- Born: 21 October 1928 Rio de Janeiro, Brazil
- Died: 1970 (aged 41–42)
- Occupation: Mycologist
- Spouse: Oswaldo Fidalgo [species]
- Awards: Guggenheim Fellowship (1964 and 1966)

Academic background
- Alma mater: Federal University of Rio de Janeiro

Academic work
- Discipline: Mycology
- Institutions: Rio de Janeiro Botanical Garden; Instituto de Botânica [pt]; ;

= Maria Eneyda Pacheco Kauffman Fidalgo =

Brazilian mycologist (1928–1970)

Maria Eneyda Pacheco Kauffman Fidalgo (21 October 1928 – 1970) was a Brazilian mycologist. A Guggenheim Fellow, she worked at the Rio de Janeiro Botanical Garden and Instituto de Botânica.
==Biography==
She was born on 21 October 1928 in Rio de Janeiro. She studied at the Federal University of Rio de Janeiro, where she obtained her diploma in pharmacology and chemistry degree in 1950 and later her master of science degree. In 1952, she married Oswaldo Fidalgo, with whom she had three daughters.

After working at the Laboratórios Silva Araújo-Roussel as a technical assistant (1951–1952), she became a naturalist at the Rio de Janeiro Botanical Garden's applied botany section, with her application essay being on Lonchocarpus discolor.

Despite her work as a naturalist, she decided to study mycology due to low resources for studying botany. She and her husband accepted Alcides Ribeiro Teixeira's invitation to work at the Instituto de Botânica in São Paulo, and in 1959 she began working there in the cryptogamic section. In 1961, she served as acting head biologist for the institute's morphology and anatomy section. She and her husband described the genus Pseudofistulina and its species Fistulina brasiliensis in a 1963 article of Mycologia.
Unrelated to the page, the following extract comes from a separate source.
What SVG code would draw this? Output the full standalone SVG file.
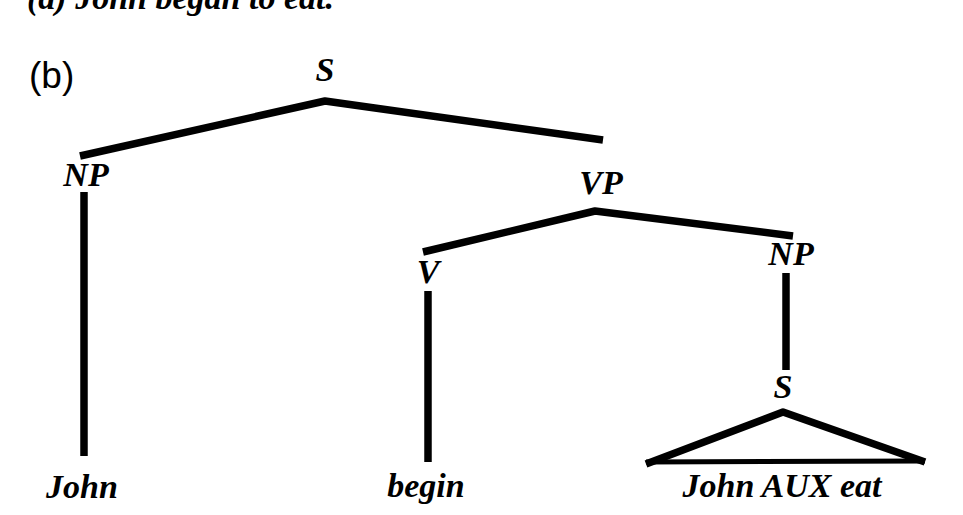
<svg xmlns="http://www.w3.org/2000/svg" width="963" height="515" viewBox="0 0 963 515">
<style>
.lbl{font-family:"Liberation Serif",serif;font-weight:bold;font-style:italic;font-size:34px;fill:#000;text-anchor:middle}
.edge{stroke:#000;stroke-width:7.5;fill:none;stroke-linejoin:round}
.thin{stroke:#000;stroke-width:5;fill:none}
</style>
<rect width="963" height="515" fill="#fff"/>
<text x="27" y="9" style="font-family:'Liberation Serif',serif;font-style:italic;font-weight:bold;font-size:34px">(a) John began to eat.</text>
<text x="29" y="88" style="font-family:'Liberation Sans',sans-serif;font-size:37px">(b)</text>
<g id="connectors">
<polyline class="edge" points="80,156 325,101 603,140"/>
<line class="edge" x1="84" y1="192" x2="84" y2="456"/>
<polyline class="edge" points="423,252 595,211 793,236"/>
<line class="edge" x1="428" y1="291" x2="428" y2="462"/>
<line class="edge" x1="786" y1="273" x2="786" y2="370"/>
<polyline class="edge" points="646,464 783,412 925,462"/>
<line class="thin" x1="646" y1="462" x2="925" y2="461"/>
</g>
<g id="n-S"><text class="lbl" x="325" y="81">S</text></g>
<g id="n-NP1"><text class="lbl" x="86" y="186">NP</text></g>
<g id="n-VP"><text class="lbl" x="601" y="194">VP</text></g>
<g id="n-V"><text class="lbl" x="428" y="283">V</text></g>
<g id="n-NP2"><text class="lbl" x="791" y="265">NP</text></g>
<g id="n-S2"><text class="lbl" x="783" y="398">S</text></g>
<g id="n-John"><text class="lbl" x="82" y="498">John</text></g>
<g id="n-begin"><text class="lbl" x="426" y="497">begin</text></g>
<g id="n-JAE"><text class="lbl" x="782" y="497">John AUX eat</text></g>
</svg>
In 1964, she was awarded a Guggenheim Fellowship "for comparative studies of Asiatic and American tropical fungi". She was awarded a second fellowship in 1966. In 1969, Boris Skvortsov named the flagellate genus Eneidamonas after her. She and her husband published O Dicionário Micológico (1967), for which they won the 1968 Academia Brasileira de Letras' João Ribeiro Award.

In 1970, she was killed in an automobile accident. The herbarium at Instituto de Botânica is called the Maria Eneyda Pacheco Kauffman Fidalgo Herbarium. The Brazilian Society of Mycology began awarding the Maria Eneyda Pacheco Kauffman Fidalgo Award in 2019.